The Green Rooster was the perfect match to the theater’s business since movie-goers were often in the mood for a confection. McLeod’s malted-milk shop would be at 111 W. Magnolia for nearly 20 years.

In 1928, the Avalon became the first theater in Bellingham to be equipped for “talkies” and had both Warner Brothers’ Vitaphone and Fox Movietone systems. Vitaphone was the last of the record-playing methods used to give movies sound before sound-on-film became established. It employed a 16-inch record, of mostly music and sound effects, synchronized to play with the moving picture. Movietone was the first sound-on-film format to gain commercial use.

In August 1929, the Avalon premiered the first color and sound movie ever to play in Bellingham, Warner Brothers’ On with the Show!

In the late 1920s, representatives of Fox West Coast Theatres came to Bellingham on a shopping spree. They bought up the Mt. Baker and American, the city’s largest cinemas, and apparently made Mathes an offer for the Avalon that he couldn’t refuse.
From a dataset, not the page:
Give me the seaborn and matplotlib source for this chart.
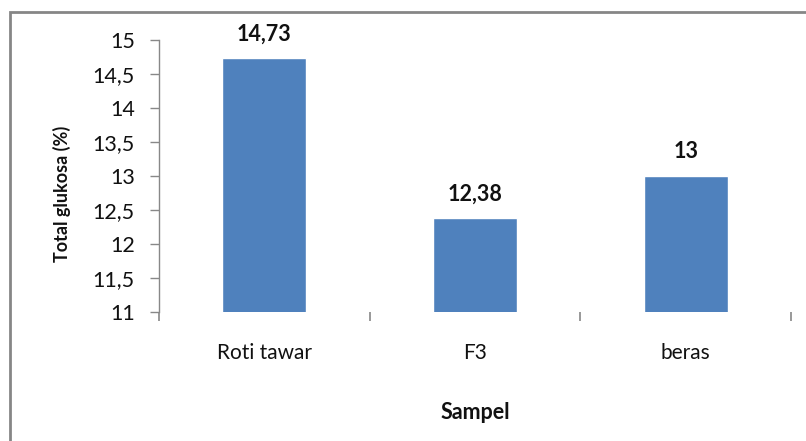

Part of the “deal” elevated Mathes to general manager of “Fox Bellingham Theatres, Inc.” But he was no longer his own boss. The name of the theater, which Doc and Al had started, appeared as the newly hyphenated Fox-Avalon, joining the ranks of the Fox-Mt. Baker and Fox-American.

In the early 1930s, Mathes’ health began to fail. The Great Depression was taking its toll and the Avalon was often left in charge of doorman Marvin Fox and office secretary Emily Willard. Marvin, a capable carpenter, built unique signs to advertise coming attractions. The one he made for the Marx Brothers’ Monkey Business, which played at the Avalon in May 1932, had a mechanism that made cut-outs of Groucho, Harpo, Chico and Zeppo bob up and down from inside beer barrels.
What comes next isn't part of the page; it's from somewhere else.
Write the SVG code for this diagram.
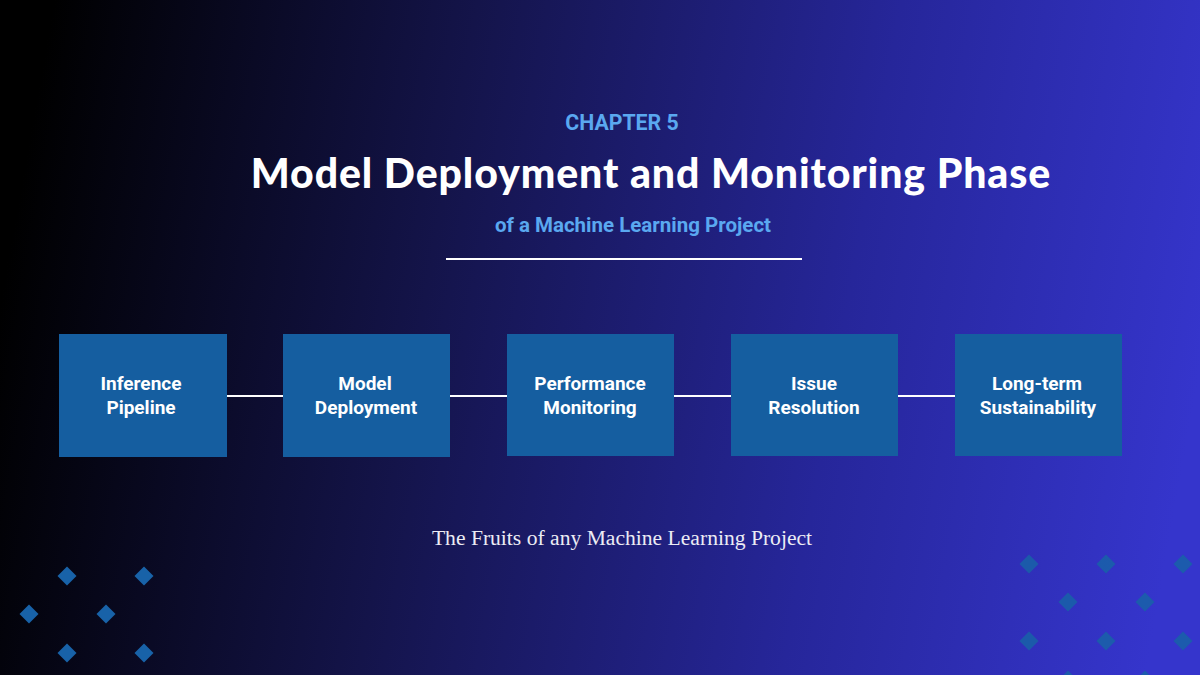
<svg xmlns="http://www.w3.org/2000/svg" width="1200" height="675" viewBox="0 0 1200 675">
<defs>
<linearGradient id="bg" x1="0" y1="0.45" x2="1" y2="0.55">
<stop offset="0" stop-color="#000000"/>
<stop offset="0.35" stop-color="#14144a"/>
<stop offset="0.7" stop-color="#26269a"/>
<stop offset="1" stop-color="#3535cc"/>
</linearGradient>
<style>
.box{fill:#155ea0;}
.lbl{font-family:Roboto,"Liberation Sans",sans-serif;font-weight:700;font-size:19px;fill:#ffffff;text-anchor:middle;}
.conn{stroke:#ffffff;stroke-width:2;}
.dia{fill:#1862a8;}
</style>
<path id="d" d="M0,-9.5 L9.5,0 L0,9.5 L-9.5,0 Z"/>
</defs>
<rect width="1200" height="675" fill="url(#bg)"/>
<text x="622" y="130" font-family="Roboto,'Liberation Sans',sans-serif" font-weight="700" font-size="21.3" fill="#5aa8f0" text-anchor="middle">CHAPTER 5</text>
<text x="651" y="188" font-family="Lato,'Open Sans',sans-serif" font-weight="900" font-size="41" letter-spacing="0.9" fill="#ffffff" text-anchor="middle">Model Deployment and Monitoring Phase</text>
<text x="633" y="232" font-family="Roboto,'Liberation Sans',sans-serif" font-weight="700" font-size="20.5" fill="#5aa8f0" text-anchor="middle">of a Machine Learning Project</text>
<line x1="446" y1="259" x2="802" y2="259" stroke="#ffffff" stroke-width="2"/>
<g id="connectors">
<line class="conn" x1="227" y1="396" x2="283" y2="396"/>
<line class="conn" x1="450" y1="396" x2="507" y2="396"/>
<line class="conn" x1="674" y1="396" x2="731" y2="396"/>
<line class="conn" x1="898" y1="396" x2="955" y2="396"/>
</g>
<g id="n1"><rect class="box" x="59" y="334" width="168" height="123"/><text class="lbl" x="141" y="390">Inference</text><text class="lbl" x="141" y="414">Pipeline</text></g>
<g id="n2"><rect class="box" x="283" y="334" width="167" height="123"/><text class="lbl" x="365" y="390">Model</text><text class="lbl" x="366" y="414">Deployment</text></g>
<g id="n3"><rect class="box" x="507" y="334" width="167" height="122"/><text class="lbl" x="590" y="390">Performance</text><text class="lbl" x="590" y="414">Monitoring</text></g>
<g id="n4"><rect class="box" x="731" y="334" width="167" height="122"/><text class="lbl" x="814" y="390">Issue</text><text class="lbl" x="814" y="414">Resolution</text></g>
<g id="n5"><rect class="box" x="955" y="334" width="167" height="122"/><text class="lbl" x="1037" y="390">Long-term</text><text class="lbl" x="1038" y="414">Sustainability</text></g>
<text x="622" y="545" font-family="'Liberation Serif',serif" font-size="21.6" fill="#ececf4" text-anchor="middle">The Fruits of any Machine Learning Project</text>
<g id="diamonds-left" class="dia">
<use href="#d" x="67" y="576"/><use href="#d" x="144" y="576"/>
<use href="#d" x="29" y="614"/><use href="#d" x="106" y="614"/>
<use href="#d" x="67" y="653"/><use href="#d" x="144" y="653"/>
</g>
<g id="diamonds-right" class="dia" opacity="0.85">
<use href="#d" x="1029" y="564"/><use href="#d" x="1106" y="564"/><use href="#d" x="1183" y="564"/>
<use href="#d" x="1068" y="602"/><use href="#d" x="1145" y="602"/>
<use href="#d" x="1029" y="641"/><use href="#d" x="1106" y="641"/><use href="#d" x="1183" y="641"/>
<use href="#d" x="1068" y="680"/><use href="#d" x="1145" y="680"/>
</g>
</svg>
That same year, the Avalon was dropped from the Fox Bellingham Theatres chain and Arthur Hile was given the managerial duties at the Mt. Baker and American theaters.

Illness finally forced Mathes, at the age of 70, to retire in 1936. He died on Nov. 27, 1937. City Hall closed for two hours on the day of his funeral so that staff could attend and flags in Bellingham were lowered to half-mast. Charles H. Fisher, president of Western Washington College of Education, eulogized Dr. Mathes as “a very friendly man” who, as first president of the Normal, “did pioneer work in laying a splendid foundation for the advantages which we of today enjoy.”

The struggling Avalon Theatre was inherited by Doc’s widow, Helen Mathes.

 

The view toward the screen inside the 750-seat Avalon Theatre in 1926. Photo by J.W. Sandison #1996.10.3483, Whatcom Museum of History & Art.

 

1940s brought more color films

Through the 1940s nearly 90 percent of all American movies were still made in black and white. Color film remained too expensive for common use. Typical was the mix at the Avalon on Dec. 15 and 16, 1946, pairing the technicolor Easy to Wed, a romantic comedy starring Van Johnson, Esther Williams and Lucille Ball, as the main feature with the black and white Her Adventurous Night as the second feature. Both films were new releases.

In 1948, Gordon Jacobson, former assistant manager at the Mt. Baker, came over to run the Avalon for Mrs. Mathes. She passed away at the age of 79 in 1952.

Eugene Keen then operated the Avalon as an independent for the next two years, showing second-run films as the theater faced increasing competition from some new gizmo called television. The Avalon’s double-feature of Niagara and Bad for Each Other on June 14, 1954, was standard fare during this time. Both movies were more than a year old, though still harder-edged than anything that might appear on TV. According to the trailer, Niagara, starring Marilyn Monroe, was “a raging torrent of emotion that even nature can’t control.”

Two weeks later, Harold Aldrich bought the Avalon. Aldrich was a recently retired oil distributor from Nebraska looking to keep active. In July 1956, Leonard Levine, from California, purchased the property as a $50,000 investment. Levine had no intention of running a movie projector, but announced plans to have the cinema converted into retail space and “leased to a chain-clothing firm.”

Today, occupied by Hilton’s Shoes and the Downtown Emporium, one wouldn’t know that the building had originally been the Avalon Theatre.